As described above, the image forming apparatus according to the preferred embodiment includes the cleaning roller shifting unit for causing the cleaning roller 3 to contact the charging roller 2 for the required time every predetermined number of image formed sheets or every predetermined time for image formation. Therefore, the image forming apparatus may quite efficiently use the cleaning roller 3 without shortening a life of the cleaning roller 3. In addition, the cleaning roller shifting unit does not cause the cleaning roller 3 to contact the charging roller 2 when the charging roller 2 does not require cleaning.

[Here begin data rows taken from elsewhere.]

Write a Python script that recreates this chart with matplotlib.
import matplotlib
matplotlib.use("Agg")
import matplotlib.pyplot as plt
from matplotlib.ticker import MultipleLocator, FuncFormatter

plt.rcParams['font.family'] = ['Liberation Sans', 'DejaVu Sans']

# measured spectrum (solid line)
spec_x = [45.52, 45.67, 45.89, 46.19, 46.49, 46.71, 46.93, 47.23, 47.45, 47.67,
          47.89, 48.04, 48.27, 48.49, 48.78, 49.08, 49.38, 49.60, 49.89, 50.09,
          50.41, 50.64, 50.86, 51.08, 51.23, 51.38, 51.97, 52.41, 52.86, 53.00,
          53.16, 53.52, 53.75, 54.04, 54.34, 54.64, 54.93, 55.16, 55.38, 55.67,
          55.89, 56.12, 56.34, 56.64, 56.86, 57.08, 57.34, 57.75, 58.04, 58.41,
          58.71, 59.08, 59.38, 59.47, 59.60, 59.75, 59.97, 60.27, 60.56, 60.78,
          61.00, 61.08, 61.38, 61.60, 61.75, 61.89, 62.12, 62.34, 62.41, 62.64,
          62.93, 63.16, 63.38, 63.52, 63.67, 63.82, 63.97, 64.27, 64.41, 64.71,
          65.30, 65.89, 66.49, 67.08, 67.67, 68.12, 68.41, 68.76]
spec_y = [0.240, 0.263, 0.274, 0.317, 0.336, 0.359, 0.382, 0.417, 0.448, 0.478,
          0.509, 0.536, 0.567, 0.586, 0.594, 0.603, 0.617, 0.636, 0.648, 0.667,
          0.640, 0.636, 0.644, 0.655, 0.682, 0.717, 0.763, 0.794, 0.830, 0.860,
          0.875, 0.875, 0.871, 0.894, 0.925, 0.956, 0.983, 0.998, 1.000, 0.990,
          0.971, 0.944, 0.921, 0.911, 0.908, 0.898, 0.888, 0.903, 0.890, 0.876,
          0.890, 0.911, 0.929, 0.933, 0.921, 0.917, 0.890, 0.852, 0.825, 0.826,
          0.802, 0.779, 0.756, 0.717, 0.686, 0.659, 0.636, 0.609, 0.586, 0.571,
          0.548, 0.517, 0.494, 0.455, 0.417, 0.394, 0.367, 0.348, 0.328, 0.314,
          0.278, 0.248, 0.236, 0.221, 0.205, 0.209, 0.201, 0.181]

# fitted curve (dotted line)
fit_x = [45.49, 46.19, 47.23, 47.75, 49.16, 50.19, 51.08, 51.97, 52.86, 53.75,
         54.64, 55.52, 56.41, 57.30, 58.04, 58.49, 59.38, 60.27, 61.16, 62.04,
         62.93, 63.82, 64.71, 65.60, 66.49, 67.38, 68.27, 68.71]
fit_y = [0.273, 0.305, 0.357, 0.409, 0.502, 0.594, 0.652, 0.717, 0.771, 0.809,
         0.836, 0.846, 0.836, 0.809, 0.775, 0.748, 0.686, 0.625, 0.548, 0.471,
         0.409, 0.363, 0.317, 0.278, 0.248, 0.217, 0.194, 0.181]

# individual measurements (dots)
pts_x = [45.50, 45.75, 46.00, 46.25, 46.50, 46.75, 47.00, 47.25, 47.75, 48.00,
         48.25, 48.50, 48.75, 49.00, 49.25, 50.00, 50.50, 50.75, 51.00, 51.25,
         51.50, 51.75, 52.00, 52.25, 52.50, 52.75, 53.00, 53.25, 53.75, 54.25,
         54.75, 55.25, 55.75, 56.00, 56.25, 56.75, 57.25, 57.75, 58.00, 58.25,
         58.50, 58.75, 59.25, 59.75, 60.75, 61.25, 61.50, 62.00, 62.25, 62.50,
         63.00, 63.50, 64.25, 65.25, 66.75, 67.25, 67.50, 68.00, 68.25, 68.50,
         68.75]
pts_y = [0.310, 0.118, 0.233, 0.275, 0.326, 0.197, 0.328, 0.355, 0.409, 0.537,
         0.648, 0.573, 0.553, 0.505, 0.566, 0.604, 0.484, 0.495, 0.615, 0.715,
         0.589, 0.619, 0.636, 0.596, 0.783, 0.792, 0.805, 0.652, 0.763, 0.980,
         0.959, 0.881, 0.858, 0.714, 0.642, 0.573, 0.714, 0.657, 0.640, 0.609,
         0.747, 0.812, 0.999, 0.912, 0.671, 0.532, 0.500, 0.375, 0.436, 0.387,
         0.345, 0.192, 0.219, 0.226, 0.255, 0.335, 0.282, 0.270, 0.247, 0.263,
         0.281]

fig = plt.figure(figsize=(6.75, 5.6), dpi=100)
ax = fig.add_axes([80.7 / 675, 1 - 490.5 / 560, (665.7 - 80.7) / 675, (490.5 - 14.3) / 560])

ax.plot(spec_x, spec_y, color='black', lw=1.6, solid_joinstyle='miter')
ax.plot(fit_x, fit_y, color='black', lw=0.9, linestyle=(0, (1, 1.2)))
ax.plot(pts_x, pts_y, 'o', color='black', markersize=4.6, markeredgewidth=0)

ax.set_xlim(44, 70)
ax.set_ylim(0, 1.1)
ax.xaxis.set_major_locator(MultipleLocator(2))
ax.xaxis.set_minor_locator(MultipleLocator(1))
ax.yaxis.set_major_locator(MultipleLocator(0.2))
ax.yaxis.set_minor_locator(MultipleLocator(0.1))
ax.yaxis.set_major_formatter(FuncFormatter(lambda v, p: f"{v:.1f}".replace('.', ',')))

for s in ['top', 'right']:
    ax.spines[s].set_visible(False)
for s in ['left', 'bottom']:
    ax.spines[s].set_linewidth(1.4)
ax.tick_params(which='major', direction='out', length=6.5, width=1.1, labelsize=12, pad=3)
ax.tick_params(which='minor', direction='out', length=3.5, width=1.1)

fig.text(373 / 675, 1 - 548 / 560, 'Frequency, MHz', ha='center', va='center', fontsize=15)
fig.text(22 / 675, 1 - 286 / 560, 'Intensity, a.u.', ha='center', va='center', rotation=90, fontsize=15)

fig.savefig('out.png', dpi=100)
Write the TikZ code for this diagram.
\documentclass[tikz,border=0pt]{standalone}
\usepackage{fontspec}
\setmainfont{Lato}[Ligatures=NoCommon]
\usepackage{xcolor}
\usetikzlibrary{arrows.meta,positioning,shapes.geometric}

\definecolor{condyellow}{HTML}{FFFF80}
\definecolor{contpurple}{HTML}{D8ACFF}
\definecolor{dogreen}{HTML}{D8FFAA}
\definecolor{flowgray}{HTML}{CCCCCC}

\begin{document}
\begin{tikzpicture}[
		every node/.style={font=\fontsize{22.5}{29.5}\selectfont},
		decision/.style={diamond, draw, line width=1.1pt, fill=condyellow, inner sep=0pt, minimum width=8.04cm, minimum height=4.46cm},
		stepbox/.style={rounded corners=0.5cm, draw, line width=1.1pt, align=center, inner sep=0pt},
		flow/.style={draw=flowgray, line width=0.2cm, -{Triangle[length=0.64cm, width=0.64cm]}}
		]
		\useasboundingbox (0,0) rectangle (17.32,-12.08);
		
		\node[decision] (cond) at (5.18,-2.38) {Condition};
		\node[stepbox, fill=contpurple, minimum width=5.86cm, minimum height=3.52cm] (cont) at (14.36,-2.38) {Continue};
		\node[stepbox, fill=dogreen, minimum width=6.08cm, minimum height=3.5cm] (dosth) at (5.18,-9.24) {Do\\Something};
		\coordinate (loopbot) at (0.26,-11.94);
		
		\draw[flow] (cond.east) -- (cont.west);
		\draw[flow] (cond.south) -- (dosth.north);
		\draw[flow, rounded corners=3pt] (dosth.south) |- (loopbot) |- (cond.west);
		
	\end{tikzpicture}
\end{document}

Therefore, the image forming apparatus may eliminate wasteful use of the cleaning roller 3.
It should be noted that the above-described embodiments are merely illustrative, and numerous additional modifications and variations are possible in light of the above teachings. For example, elements and/or features of different illustrative and preferred embodiments herein may be combined with each other and/or substituted for each other within the scope of this disclosure. It is therefore to be understood that the disclosure of this patent specification may be practiced otherwise than as specifically described herein.

Claims

1. A process cartridge, comprising:

a charging roller configured to continuously rotate and uniformly charge a photoconductor for forming an electrostatic latent image thereon;

a cleaning roller configured to contact a peripheral surface of the charging roller and clean the charging roller while being driven by rotation of the charging roller, wherein a peripheral surface of the cleaning roller is formed of a melamine resin foam; and

a cleaning roller shifting unit configured to cause the cleaning roller to contact the charging roller for a predetermined time at predetermined intervals of image formation while holding the cleaning roller in a movable manner.

2. The process cartridge according to claim 1, wherein the predetermined period of image formation is a predetermined number of image formations or a predetermined elapsed time for image formation.

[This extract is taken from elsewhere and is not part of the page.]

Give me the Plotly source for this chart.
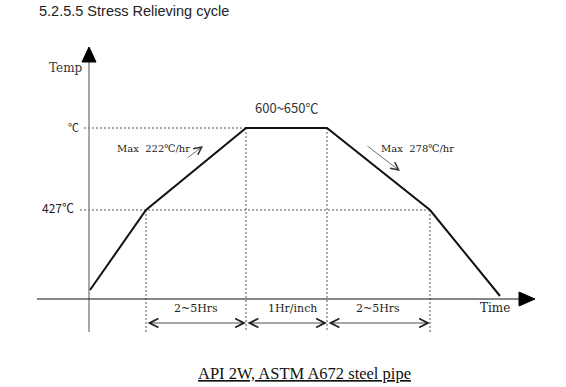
import plotly.graph_objects as go

# ---- schematic data (diagram units: time along x, temperature along y) ----
cycle_time = [1, 57, 157, 238, 341, 411]
cycle_temp = [9, 89, 171, 171, 89, 3]

phase_bounds = [57, 157, 238, 341]          # vertical guide positions (time)
phase_labels = ["2~5Hrs", "1Hr/inch", "2~5Hrs"]
level_427 = 89
level_hold = 171
level_labels = ["427℃", "℃"]
hold_label = "600~650℃"
rate_labels = ["Max\u00a0 222℃/hr", "Max\u00a0 278℃/hr"]

title_text = "5.2.5.5 Stress Relieving cycle"
caption_text = "API 2W, ASTM A672 steel pipe"

W, H = 566, 387
X0, Y0 = 89, 299  # origin of the diagram on the page
xr = [-X0, W - X0]
yr = [Y0 - H, Y0]

SERIF = "DejaVu Serif"
SANS = "Noto Sans CJK KR"

fig = go.Figure()

guide = dict(color="#555555", width=1, dash="2px,2px")

# horizontal dotted guides
fig.add_trace(go.Scatter(x=[-5, phase_bounds[1]], y=[level_hold, level_hold], mode="lines",
                         line=guide, hoverinfo="skip"))
fig.add_trace(go.Scatter(x=[-9, phase_bounds[3]], y=[level_427, level_427], mode="lines",
                         line=guide, hoverinfo="skip"))
# vertical dotted guides
dim_bottom = -33
for xb, top in zip(phase_bounds, [level_427, level_hold, level_hold, level_427]):
    fig.add_trace(go.Scatter(x=[xb, xb], y=[top, dim_bottom], mode="lines",
                             line=guide, hoverinfo="skip"))

# axes
fig.add_trace(go.Scatter(x=[0, 0], y=[237, -33], mode="lines",
                         line=dict(color="#8a8a8a", width=1.5), hoverinfo="skip"))
fig.add_trace(go.Scatter(x=[-52, 431], y=[0, 0], mode="lines",
                         line=dict(color="#111111", width=1), hoverinfo="skip"))
# axis arrowheads
fig.add_trace(go.Scatter(x=[0, -7, 7, 0], y=[252, 237, 237, 252], mode="lines",
                         fill="toself", fillcolor="#000000",
                         line=dict(color="#000000", width=1), hoverinfo="skip"))
fig.add_trace(go.Scatter(x=[446, 430, 430, 446], y=[0, 7, -7, 0], mode="lines",
                         fill="toself", fillcolor="#000000",
                         line=dict(color="#000000", width=1), hoverinfo="skip"))

# the cycle curve
fig.add_trace(go.Scatter(x=cycle_time, y=cycle_temp, mode="lines",
                         line=dict(color="#111111", width=2), hoverinfo="skip"))

annotations = []
# dimension arrows
dim_y = -24
for a, b in zip(phase_bounds[:-1], phase_bounds[1:]):
    annotations.append(dict(x=b, y=dim_y, ax=a, ay=dim_y, xref="x", yref="y",
                            axref="x", ayref="y", text="", showarrow=True,
                            arrowhead=5, startarrowhead=5, arrowside="end+start",
                            arrowsize=2.2, startarrowsize=2.2, arrowwidth=0.8,
                            arrowcolor="#222222", standoff=0, startstandoff=0))
# rate arrows
annotations.append(dict(x=114, y=153, ax=97, ay=140, xref="x", yref="y",
                        axref="x", ayref="y", text="", showarrow=True,
                        arrowhead=5, arrowsize=2.2, arrowwidth=0.7, arrowcolor="#333333"))
annotations.append(dict(x=311, y=128, ax=277, ay=154, xref="x", yref="y",
                        axref="x", ayref="y", text="", showarrow=True,
                        arrowhead=5, arrowsize=2.2, arrowwidth=0.7, arrowcolor="#333333"))

def label(x, y, text, size, family, color="#222222", anchor="center"):
    annotations.append(dict(x=x, y=y, xref="x", yref="y", text=text, showarrow=False,
                            xanchor=anchor, yanchor="middle",
                            font=dict(size=size, family=family, color=color)))

label(-23, 231, "Temp", 12, SERIF, color="#333333")
label(-16, 172, level_labels[1], 11, SANS)
label(-31, 92, level_labels[0], 12, SANS)
label(198, 192, hold_label, 13, SANS, color="#333333")
label(64, 151, rate_labels[0], 10, SERIF)
label(328, 151, rate_labels[1], 10, SERIF)
for xc, t in zip([107, 203, 289], phase_labels):
    label(xc, -9, t, 11, SERIF)
label(406, -9, "Time", 12, SERIF)

annotations.append(dict(x=37 / W, y=1 - 11 / H, xref="paper", yref="paper", text=title_text,
                        showarrow=False, xanchor="left", yanchor="middle",
                        font=dict(size=14.5, family="Liberation Sans", color="#222222")))
annotations.append(dict(x=304 / W, y=1 - 373 / H, xref="paper", yref="paper",
                        text="<u>" + caption_text + "</u>",
                        showarrow=False, xanchor="center", yanchor="middle",
                        font=dict(size=16.5, family="Liberation Serif", color="#111111")))

fig.update_layout(
    width=W, height=H,
    margin=dict(l=0, r=0, t=0, b=0),
    paper_bgcolor="white", plot_bgcolor="white",
    showlegend=False,
    xaxis=dict(range=xr, visible=False, fixedrange=True),
    yaxis=dict(range=yr, visible=False, fixedrange=True),
    annotations=annotations,
)

fig.write_html("out.html", config={"displayModeBar": False},
               post_script="document.body.style.margin='0';")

3. The process cartridge according to claim 1, wherein the cleaning roller shifting unit separates the cleaning roller from the charging roller during an operation of image formation and contacts the cleaning roller with the charging roller during a non-operation of image formation.

4. The process cartridge according to claim 1, wherein the cleaning roller shifting unit includes a cleaning timing adjustment unit configured to adjust the predetermined period of image formation.

5. The process cartridge according to claim 1, wherein the charging roller and the photoconductor are arranged such that an infinitesimal space is formed between the charging roller and the photoconductor.

6. An image forming apparatus, comprising:

a cleaning roller shifting unit configured to contact the cleaning roller with the charging roller for a predetermined time at predetermined intervals of image formation while holding the cleaning roller in a movable manner.

7. The image forming apparatus according to claim 6, wherein the predetermined period of image formation is a predetermined number of image formations or a predetermined elapsed time for image formation.

8. The image forming apparatus according to claim 6, wherein the cleaning roller shifting unit separates the cleaning roller from the charging roller during an operation of image formation and contacts the cleaning roller with the charging roller during a non-operation of image formation.

9. The image forming apparatus according to claim 6, wherein the cleaning roller shifting unit includes a cleaning timing adjustment unit configured to adjust the predetermined period of image formation.

10. The image forming apparatus according to claim 6, wherein the charging roller and the photoconductor are arranged such that an infinitesimal space is formed between the charging roller and the photoconductor.